Ne yapacağız peki o üssü? Şehitlerin anısına park yapacağız. Ağaçlı bölgede aileler piknik yapacak. Pisti de onarır, çocuklara top sahası falan yaparız.

“Akıncı üssü” diye sosyal medyada açılan taga yazılanlara baktım vatandaş çok memnun. Devletin hafızasında kötü bir yer etmiş diye kapatmak en uygun davranış. Yanlışa yanlış deme kültürümüz olmadığı için herkes “oleey” diyor. Yarın medyada bu konu ile ilgili güzellemeler okuyacağımızdan eminim.

Çözüm sürecinde benzer şeyler yaşadık. Dehşetli ve çok bilgili yazarlarımız “ Öcalan öldürmeyi değil yaşatmayı seçti” dediler. Adeta “oleey “ çığlıkları attılar. Biz yanlış ama devlet karar verdi denesin. Ama bu bebek katilinin, katil olma vasfını değiştirmiyor dedik. Hendekler, barikatlar, tonlarca bombalar çıkınca ortaya sustular.

Çözümün bir Amerikan projesi olduğunu söylediğimizde, akıl sahipleri destek verseydi, iktidar paralel yapı eliyle yanlış yola girdiğini görürdü. Paralel yapının farkına varır, belki bugün bunları yaşamamış olurduk. Ama biz alkışlamayı seçtik.

Tarihimizde devletin ve milletin hafızasında kötü yer etmiş çok olay vardır. Her hafıza tazeleme olayı sonucunda yakıp, yıkarak çözüm aramak akla ve mantığa son derece aykırı.

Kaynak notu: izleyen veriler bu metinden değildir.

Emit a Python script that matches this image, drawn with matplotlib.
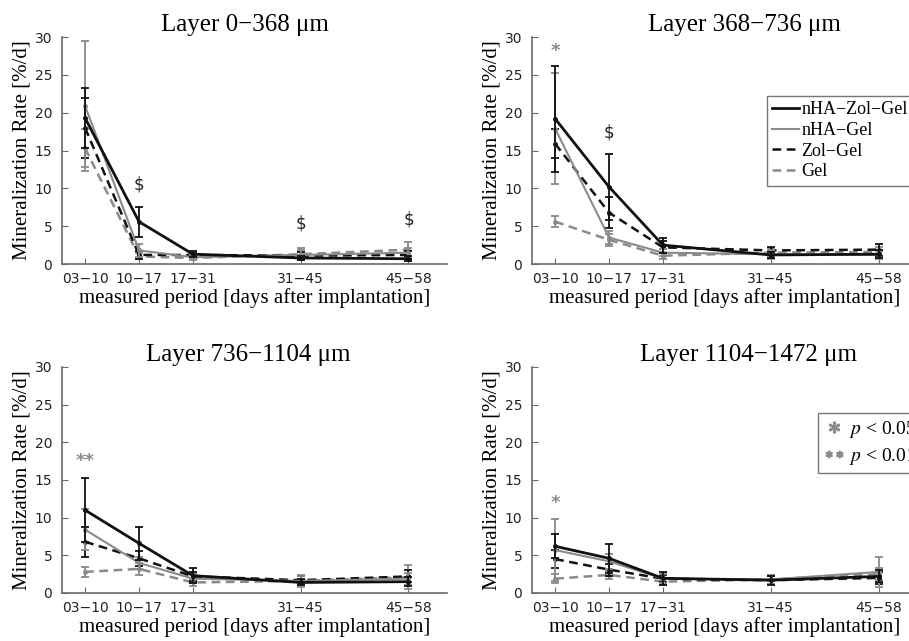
import numpy as np
import matplotlib
matplotlib.use("Agg")
import matplotlib.pyplot as plt
from matplotlib.lines import Line2D

plt.rcParams['mathtext.fontset'] = 'stix'

# x positions = first day of each measured period
x_days = [3, 10, 17, 31, 45]
x_labels = ['03\u221210', '10\u221217', '17\u221231', '31\u221245', '45\u221258']
groups = ['nHA\u2212Zol\u2212Gel', 'nHA\u2212Gel', 'Zol\u2212Gel', 'Gel']
titles = ['Layer 0\u2212368 \u03bcm', 'Layer 368\u2212736 \u03bcm',
          'Layer 736\u22121104 \u03bcm', 'Layer 1104\u22121472 \u03bcm']

# mean mineralization rate [%/d] per layer, one row per group
mean_l1 = [[19.3, 5.6, 1.3, 0.8, 0.7],
           [20.9, 1.8, 0.9, 1.2, 1.5],
           [18.0, 1.2, 1.2, 1.1, 1.2],
           [15.3, 1.0, 0.8, 1.3, 1.9]]
sd_l1 = [[4.0, 2.0, 0.4, 0.3, 0.3],
         [8.6, 0.9, 0.3, 0.6, 0.6],
         [4.0, 0.5, 0.3, 0.5, 0.5],
         [2.5, 0.4, 0.3, 0.8, 1.0]]

mean_l2 = [[19.2, 10.2, 2.5, 1.2, 1.3],
           [17.9, 3.5, 1.5, 1.3, 1.2],
           [15.9, 6.8, 2.2, 1.8, 1.9],
           [5.6, 3.2, 1.1, 1.5, 1.6]]
sd_l2 = [[7.0, 4.4, 1.0, 0.4, 0.5],
         [7.3, 0.8, 0.5, 0.6, 0.5],
         [1.9, 2.1, 0.8, 0.5, 0.8],
         [0.7, 0.8, 0.4, 0.6, 0.6]]

mean_l3 = [[11.0, 6.6, 2.3, 1.4, 1.5],
           [8.4, 4.0, 1.9, 1.6, 1.9],
           [6.8, 4.6, 2.2, 1.7, 2.2],
           [2.8, 3.2, 1.4, 1.6, 2.1]]
sd_l3 = [[4.2, 2.2, 1.0, 0.4, 0.6],
         [2.7, 0.8, 0.6, 0.6, 0.8],
         [2.0, 1.0, 0.6, 0.5, 0.8],
         [0.7, 0.8, 0.5, 0.8, 1.6]]

mean_l4 = [[6.2, 4.6, 1.95, 1.7, 2.2],
           [5.7, 4.2, 1.9, 1.8, 2.8],
           [4.5, 3.1, 1.9, 1.7, 2.0],
           [1.9, 2.4, 1.5, 1.8, 2.5]]
sd_l4 = [[1.6, 1.9, 0.9, 0.6, 0.8],
         [4.1, 1.0, 0.6, 0.6, 2.0],
         [1.2, 0.8, 0.5, 0.5, 0.8],
         [0.6, 0.5, 0.5, 0.6, 0.8]]

# significance marks: (period index, y, text)
marks_l1 = [(1, 10.5, '$'), (3, 5.4, '$'), (4, 5.9, '$')]
marks_l2 = [(0, 28.9, '*'), (1, 17.4, '$')]
marks_l3 = [(0, 18.3, '**')]
marks_l4 = [(0, 12.8, '*')]

means = [mean_l1, mean_l2, mean_l3, mean_l4]
sds = [sd_l1, sd_l2, sd_l3, sd_l4]
marks = [marks_l1, marks_l2, marks_l3, marks_l4]

BLACK = '#111111'
GRAY = '#8a8a8a'
styles = [dict(color=BLACK, lw=2.0, ls='-'),
          dict(color=GRAY, lw=1.5, ls='-'),
          dict(color=BLACK, lw=1.8, ls=(0, (3.5, 2.2))),
          dict(color=GRAY, lw=1.8, ls=(0, (3.5, 2.2)))]

serif = 'Liberation Serif'

fig = plt.figure(figsize=(9.09, 6.41), dpi=100)
positions = [[0.0682, 0.5881, 0.4235, 0.3541],
             [0.5853, 0.5881, 0.4235, 0.3541],
             [0.0682, 0.0749, 0.4235, 0.3526],
             [0.5853, 0.0749, 0.4235, 0.3526]]
title_x = [0.475, 0.553, 0.483, 0.561]

axes = []
for i in range(4):
    ax = fig.add_axes(positions[i])
    axes.append(ax)
    # draw back to front so black solid is on top
    for g in [3, 2, 1, 0]:
        st = styles[g]
        ax.errorbar(x_days, means[i][g], yerr=sds[i][g], color=st['color'],
                    lw=st['lw'], ls=st['ls'], elinewidth=1.3, capsize=3,
                    capthick=1.3, marker='.', ms=5, zorder=3 + (3 - g))
    for k, yv, s in marks[i]:
        if s == '$':
            ax.text(x_days[k], yv, s, ha='center', va='center', fontsize=12,
                    color='#222222', family='DejaVu Sans')
        else:
            ax.text(x_days[k], yv - 0.8, s, ha='center', va='center', fontsize=13,
                    color=GRAY, family='DejaVu Sans', fontweight='bold')

    ax.set_xlim(0, 50)
    ax.set_ylim(0, 30)
    ax.set_xticks(x_days)
    ax.set_xticklabels(x_labels)
    ax.set_yticks(np.arange(0, 31, 5))
    for sp in ['top', 'right']:
        ax.spines[sp].set_visible(False)
    for sp in ['left', 'bottom']:
        ax.spines[sp].set_color('#6a6a6a')
        ax.spines[sp].set_linewidth(1.2)
    ax.tick_params(direction='in', length=4, color='#6a6a6a', labelsize=10,
                   labelcolor='#222222')
    ax.tick_params(axis='y', pad=7)
    ax.tick_params(axis='x', pad=6)
    ax.set_title(titles[i], fontsize=18, family=serif, x=title_x[i], pad=4)
    ax.set_xlabel('measured period [days after implantation]', fontsize=15,
                  family=serif, labelpad=1)
    ax.set_ylabel('Mineralization Rate [%/d]', fontsize=15, family=serif,
                  labelpad=2)

# group legend (top right panel)
handles = [Line2D([], [], color=s['color'], lw=s['lw'], ls=s['ls']) for s in styles]
leg = axes[1].legend(handles, groups, loc='upper left', bbox_to_anchor=(0.61, 0.74),
                     prop={'family': serif, 'size': 13}, handlelength=1.5,
                     handletextpad=0.1, labelspacing=0.2, borderpad=0.3,
                     frameon=True, fancybox=False, edgecolor='#555555',
                     borderaxespad=0)
leg.get_frame().set_linewidth(1.0)

# significance legend (bottom right panel)
sig_handles = [Line2D([], [], ls='none', marker=r'$*$', ms=8, color=GRAY),
               Line2D([], [], ls='none', marker=r'$**$', ms=12, color=GRAY)]
sig_labels = [r'$p$ < 0.05', r'$p$ < 0.01']
leg2 = axes[3].legend(sig_handles, sig_labels, loc='upper left',
                      bbox_to_anchor=(0.743, 0.795),
                      prop={'family': serif, 'size': 14}, handlelength=1.0,
                      handletextpad=0.3, labelspacing=0.3, borderpad=0.3,
                      frameon=True, fancybox=False, edgecolor='#555555',
                      borderaxespad=0)
leg2.get_frame().set_linewidth(1.0)

fig.savefig('out.png', dpi=100)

İsyancı çetelerin yol açtığı vahim olaylarda çok sayıda şehidimiz oldu. Akıncı üssünün adını değişir, bir şehidimizin adını veririz. Üssün yer değişmesi ve taşınması külfetinden kurtulmuş oluruz. O para ile okul yaparız, taşınacak kışlalar için yeni tesisler yaparız.

Üs’de hala varsa eğer paralel çete örgütüne mensup personel ki kanaatimce vardır onlar temizlenir. Sadece TSK değil bütün kurumlarda temizlik yapılmakta zaten.

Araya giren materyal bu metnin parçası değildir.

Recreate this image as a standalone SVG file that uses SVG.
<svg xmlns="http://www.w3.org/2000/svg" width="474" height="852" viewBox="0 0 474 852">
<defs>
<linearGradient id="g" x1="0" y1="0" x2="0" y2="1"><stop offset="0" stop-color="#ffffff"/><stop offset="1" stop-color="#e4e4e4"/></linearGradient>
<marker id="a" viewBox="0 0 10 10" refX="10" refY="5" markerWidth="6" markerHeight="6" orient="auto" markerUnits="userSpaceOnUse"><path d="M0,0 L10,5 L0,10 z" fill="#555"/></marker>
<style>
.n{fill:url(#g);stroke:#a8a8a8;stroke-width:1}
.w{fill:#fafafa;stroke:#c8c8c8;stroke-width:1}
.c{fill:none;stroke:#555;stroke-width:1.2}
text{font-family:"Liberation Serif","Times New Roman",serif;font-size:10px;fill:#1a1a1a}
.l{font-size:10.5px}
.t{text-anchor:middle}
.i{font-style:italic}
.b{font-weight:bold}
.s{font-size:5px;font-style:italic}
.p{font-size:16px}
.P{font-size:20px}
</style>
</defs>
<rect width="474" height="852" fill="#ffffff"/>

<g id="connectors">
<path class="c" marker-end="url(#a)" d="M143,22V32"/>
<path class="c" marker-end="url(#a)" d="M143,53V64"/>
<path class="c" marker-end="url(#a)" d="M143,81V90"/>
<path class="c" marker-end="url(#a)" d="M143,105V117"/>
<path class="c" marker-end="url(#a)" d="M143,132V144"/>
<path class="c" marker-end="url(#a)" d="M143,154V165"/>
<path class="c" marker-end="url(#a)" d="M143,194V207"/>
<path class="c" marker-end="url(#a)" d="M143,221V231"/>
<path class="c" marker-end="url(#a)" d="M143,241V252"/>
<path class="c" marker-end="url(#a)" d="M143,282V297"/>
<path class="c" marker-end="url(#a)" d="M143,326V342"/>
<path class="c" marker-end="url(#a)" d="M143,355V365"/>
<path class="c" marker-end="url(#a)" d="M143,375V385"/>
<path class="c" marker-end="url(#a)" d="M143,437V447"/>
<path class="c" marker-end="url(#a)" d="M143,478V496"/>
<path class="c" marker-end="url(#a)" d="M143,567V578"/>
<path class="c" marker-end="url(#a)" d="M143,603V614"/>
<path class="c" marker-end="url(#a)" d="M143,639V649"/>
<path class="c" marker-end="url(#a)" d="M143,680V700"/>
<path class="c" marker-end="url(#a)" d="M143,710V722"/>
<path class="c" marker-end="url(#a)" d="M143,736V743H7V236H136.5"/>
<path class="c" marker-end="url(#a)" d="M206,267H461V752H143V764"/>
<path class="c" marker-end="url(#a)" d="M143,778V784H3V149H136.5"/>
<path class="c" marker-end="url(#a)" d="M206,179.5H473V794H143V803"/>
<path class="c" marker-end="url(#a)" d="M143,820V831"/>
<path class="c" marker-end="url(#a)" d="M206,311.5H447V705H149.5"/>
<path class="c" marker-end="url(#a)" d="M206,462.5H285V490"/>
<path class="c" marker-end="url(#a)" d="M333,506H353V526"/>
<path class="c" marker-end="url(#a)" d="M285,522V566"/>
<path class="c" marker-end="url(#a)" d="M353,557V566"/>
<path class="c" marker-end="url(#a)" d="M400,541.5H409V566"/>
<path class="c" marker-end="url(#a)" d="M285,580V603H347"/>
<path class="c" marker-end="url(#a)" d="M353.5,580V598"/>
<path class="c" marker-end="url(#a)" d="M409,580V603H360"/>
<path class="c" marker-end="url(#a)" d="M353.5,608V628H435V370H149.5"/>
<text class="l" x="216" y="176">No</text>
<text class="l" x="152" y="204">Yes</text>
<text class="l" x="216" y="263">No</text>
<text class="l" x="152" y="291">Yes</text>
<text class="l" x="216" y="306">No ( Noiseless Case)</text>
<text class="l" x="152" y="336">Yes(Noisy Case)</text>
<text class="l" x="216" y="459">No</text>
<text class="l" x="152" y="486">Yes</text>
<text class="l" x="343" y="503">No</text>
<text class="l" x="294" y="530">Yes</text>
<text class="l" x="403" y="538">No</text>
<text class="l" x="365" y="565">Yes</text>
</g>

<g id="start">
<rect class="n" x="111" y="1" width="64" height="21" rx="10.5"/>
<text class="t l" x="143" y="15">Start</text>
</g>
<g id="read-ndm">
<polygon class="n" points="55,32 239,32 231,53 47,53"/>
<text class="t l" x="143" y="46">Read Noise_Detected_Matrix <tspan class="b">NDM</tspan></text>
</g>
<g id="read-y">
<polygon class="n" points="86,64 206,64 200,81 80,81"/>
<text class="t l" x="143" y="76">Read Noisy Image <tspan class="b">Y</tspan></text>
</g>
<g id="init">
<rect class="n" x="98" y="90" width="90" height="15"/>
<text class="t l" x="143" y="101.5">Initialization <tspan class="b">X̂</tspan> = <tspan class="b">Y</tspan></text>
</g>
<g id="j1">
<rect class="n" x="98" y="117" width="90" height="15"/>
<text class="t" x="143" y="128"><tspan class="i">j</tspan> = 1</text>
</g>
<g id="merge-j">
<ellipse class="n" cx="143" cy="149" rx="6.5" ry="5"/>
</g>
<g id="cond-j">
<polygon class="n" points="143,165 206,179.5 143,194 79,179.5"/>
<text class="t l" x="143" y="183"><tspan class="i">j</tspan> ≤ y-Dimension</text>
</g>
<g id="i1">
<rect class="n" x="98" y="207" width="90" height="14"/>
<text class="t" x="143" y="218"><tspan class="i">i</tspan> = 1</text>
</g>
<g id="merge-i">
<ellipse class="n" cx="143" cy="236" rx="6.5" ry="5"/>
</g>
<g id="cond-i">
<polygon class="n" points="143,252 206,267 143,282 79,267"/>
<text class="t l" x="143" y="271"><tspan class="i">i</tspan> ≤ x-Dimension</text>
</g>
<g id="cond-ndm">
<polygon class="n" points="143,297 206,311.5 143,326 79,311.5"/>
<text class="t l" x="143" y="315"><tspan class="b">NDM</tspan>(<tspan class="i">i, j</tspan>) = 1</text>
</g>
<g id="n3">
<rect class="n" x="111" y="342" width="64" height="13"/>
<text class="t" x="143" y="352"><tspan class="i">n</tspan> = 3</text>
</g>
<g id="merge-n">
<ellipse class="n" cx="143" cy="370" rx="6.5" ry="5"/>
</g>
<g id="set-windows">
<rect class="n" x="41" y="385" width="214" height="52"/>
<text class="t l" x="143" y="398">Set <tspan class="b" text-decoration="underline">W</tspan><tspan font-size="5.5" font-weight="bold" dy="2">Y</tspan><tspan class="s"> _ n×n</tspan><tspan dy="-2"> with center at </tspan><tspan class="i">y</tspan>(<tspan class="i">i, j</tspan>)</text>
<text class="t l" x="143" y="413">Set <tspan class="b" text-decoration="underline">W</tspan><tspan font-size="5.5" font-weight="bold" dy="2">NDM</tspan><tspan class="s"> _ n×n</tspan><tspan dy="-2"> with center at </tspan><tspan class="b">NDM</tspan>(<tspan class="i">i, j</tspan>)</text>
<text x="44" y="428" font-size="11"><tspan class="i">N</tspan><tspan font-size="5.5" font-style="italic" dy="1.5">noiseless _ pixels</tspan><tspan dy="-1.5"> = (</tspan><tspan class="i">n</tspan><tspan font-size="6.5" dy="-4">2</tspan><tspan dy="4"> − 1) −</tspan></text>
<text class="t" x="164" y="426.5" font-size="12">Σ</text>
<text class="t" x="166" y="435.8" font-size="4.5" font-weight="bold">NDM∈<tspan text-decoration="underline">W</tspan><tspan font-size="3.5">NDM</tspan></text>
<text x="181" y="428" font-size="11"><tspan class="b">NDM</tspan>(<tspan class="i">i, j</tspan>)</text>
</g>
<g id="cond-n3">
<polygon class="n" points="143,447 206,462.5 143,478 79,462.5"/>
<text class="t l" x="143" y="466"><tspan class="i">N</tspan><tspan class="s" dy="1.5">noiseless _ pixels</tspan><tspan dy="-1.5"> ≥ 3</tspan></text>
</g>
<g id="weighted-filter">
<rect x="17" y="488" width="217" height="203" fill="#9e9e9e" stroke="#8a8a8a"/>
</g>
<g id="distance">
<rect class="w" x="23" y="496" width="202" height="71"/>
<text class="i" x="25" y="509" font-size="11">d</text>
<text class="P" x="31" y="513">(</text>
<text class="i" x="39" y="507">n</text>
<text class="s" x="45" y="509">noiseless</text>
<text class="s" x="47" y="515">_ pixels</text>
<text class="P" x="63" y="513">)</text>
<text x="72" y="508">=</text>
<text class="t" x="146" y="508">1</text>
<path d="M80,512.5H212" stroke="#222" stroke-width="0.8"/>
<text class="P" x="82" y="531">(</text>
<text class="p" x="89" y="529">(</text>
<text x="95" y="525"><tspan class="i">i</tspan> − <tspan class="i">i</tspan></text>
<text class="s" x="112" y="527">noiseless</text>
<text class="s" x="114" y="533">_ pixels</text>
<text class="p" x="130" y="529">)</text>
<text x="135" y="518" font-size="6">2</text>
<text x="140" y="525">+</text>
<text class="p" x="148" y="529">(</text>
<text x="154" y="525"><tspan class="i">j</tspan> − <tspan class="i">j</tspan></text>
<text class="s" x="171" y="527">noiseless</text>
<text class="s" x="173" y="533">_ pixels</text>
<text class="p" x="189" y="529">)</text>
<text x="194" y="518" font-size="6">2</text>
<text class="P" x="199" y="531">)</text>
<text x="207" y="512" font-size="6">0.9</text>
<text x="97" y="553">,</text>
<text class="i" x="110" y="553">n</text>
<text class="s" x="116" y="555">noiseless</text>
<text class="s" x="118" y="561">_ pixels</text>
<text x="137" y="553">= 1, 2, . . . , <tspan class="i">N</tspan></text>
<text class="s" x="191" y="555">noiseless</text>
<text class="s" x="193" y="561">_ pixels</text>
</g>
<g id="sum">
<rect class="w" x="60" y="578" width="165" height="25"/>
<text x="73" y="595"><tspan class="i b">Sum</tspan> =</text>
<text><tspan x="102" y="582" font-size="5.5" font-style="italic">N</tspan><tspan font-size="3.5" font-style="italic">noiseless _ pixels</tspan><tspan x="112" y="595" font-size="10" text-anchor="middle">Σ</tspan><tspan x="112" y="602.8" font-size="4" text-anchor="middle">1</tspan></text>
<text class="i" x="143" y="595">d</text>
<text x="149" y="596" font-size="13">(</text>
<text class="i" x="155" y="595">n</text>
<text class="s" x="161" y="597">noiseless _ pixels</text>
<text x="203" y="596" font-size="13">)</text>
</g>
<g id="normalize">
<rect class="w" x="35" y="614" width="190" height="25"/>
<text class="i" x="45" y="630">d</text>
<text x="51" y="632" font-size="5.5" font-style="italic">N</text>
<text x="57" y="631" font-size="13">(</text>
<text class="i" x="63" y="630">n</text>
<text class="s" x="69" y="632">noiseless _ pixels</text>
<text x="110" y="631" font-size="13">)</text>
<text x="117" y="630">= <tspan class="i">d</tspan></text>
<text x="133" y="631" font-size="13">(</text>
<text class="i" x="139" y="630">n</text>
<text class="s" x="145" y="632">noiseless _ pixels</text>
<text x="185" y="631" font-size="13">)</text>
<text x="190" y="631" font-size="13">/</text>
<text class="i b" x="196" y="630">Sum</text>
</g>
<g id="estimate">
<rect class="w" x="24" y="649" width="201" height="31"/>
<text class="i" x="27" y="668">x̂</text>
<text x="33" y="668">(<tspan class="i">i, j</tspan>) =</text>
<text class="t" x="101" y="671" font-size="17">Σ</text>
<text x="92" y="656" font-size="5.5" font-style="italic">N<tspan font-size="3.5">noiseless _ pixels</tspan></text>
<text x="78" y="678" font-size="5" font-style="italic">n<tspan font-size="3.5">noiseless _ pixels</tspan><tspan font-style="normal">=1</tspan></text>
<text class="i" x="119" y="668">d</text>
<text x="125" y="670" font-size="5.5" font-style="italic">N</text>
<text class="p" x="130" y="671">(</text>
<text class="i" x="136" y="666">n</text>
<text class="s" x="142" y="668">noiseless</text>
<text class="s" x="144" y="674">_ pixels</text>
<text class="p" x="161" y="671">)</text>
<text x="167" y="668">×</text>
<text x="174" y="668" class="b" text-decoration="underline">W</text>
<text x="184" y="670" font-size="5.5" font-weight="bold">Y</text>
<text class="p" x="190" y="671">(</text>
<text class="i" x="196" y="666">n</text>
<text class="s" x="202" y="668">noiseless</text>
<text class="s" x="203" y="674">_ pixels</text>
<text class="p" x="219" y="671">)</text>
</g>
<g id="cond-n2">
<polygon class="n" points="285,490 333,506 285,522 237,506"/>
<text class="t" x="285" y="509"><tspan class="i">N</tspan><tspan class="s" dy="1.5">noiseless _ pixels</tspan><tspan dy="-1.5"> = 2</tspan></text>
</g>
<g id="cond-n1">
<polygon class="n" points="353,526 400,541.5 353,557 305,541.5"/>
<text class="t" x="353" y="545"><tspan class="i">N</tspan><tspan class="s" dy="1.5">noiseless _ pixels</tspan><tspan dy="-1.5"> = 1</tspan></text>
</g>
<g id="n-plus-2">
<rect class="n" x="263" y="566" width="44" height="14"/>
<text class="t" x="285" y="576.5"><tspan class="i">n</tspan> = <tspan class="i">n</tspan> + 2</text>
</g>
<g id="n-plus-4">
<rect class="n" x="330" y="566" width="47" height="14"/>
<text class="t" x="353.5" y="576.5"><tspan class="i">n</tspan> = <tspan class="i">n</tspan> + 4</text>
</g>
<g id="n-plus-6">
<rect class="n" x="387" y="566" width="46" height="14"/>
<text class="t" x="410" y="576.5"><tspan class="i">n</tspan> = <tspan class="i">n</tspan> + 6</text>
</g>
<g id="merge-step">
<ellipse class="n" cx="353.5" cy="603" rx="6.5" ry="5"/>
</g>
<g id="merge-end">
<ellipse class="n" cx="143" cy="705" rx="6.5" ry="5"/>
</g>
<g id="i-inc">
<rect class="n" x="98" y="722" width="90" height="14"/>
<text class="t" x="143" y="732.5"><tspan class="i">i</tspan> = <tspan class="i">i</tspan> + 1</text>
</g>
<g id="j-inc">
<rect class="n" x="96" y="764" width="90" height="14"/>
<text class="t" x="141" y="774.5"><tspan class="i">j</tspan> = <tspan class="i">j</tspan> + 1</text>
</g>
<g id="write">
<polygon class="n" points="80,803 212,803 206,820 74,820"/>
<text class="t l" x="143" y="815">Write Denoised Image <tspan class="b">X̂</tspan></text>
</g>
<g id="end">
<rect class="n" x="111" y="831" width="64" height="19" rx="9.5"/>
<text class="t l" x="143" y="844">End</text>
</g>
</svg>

Birliklerin yer değiştirilmesi fikri akla yatar. Tank çıkışının olduğu birlikler değil sadece, şehir içinde kalmış birliklerin, şehir dışına taşınması elbette uygundur. Zaten bu birlikler kurulurken büyük ihtimalle şehir dışındaydı.

Üs kapatılınca sorun çözülmüyor. Üs’den o gece havalanan uçakları da imha etmek gerek. Birliklerden çıkış yapan tanklar da yakılıp yok edilmeli. Piyade tüfeklerine mühimmat üreten Kırıkkale fabrikası da kapatılmalı. Hatta alçak uçuşlarla insanımızın hafızasında kötü imaj oluşturmuş uçakları barındıran Hava Kuvvetleri de lağvedilebilir.

Yine o gece bombalanması nedeni ile vekillerimizin hafızasında kötü izler bırakmış olan Meclis de başka yere taşınabilir. Boğaziçi köprüsünü yıkarsak, bir daha darbe girişiminde kapatılacak köprü de olmaz.

Birliklerin önündeki iş makinesi ve kamyonlarla yapılan ablukaya da son verilmeli. Birlikte sadece isyancı hainler yok çünkü. O gece onlarla çarpışan vatansever personel rencide olmaktadır. Ayrıca etrafı tel örgü ile çevrili birlikten çıkmak için, tanklar neden nizamiyeye ihtiyaç duysun ki?

Ey medya. Artık doğru bir şeyler yazın. Bu yapılanların yanlış olduğunu söyleyin. Söylemez alkış tutarsanız iktidar yine yanlış yaptığını anlamayacak.

Bilinçsizce imam hatip, dincilik vurgusu yapanlar bilsin ki bu dinci kalkışma değildi. Bu Amerikan darbesi idi. Ayrıca Tuğgeneral ve Tümgeneral rütbesinde isyancılar olduğuna göre sorun 10-15 yıllık sorun değil. O zaman sorarlar, komutan birliğinin yaptığı ve yapamadığı her şeyden sorumlu değil mi? Altın nesil dedikleri, 1986 devresi ile başlayan ile bu serüven için o zamanki komutanlar nasıl bir tedbir aldı?

Tenkit ederken de bilinçli olalım. Birilerine olan kinimiz nedeni ideolojik davranırsak gerçekleri göremez, getireceğimiz çözümler de çözüm olmaz.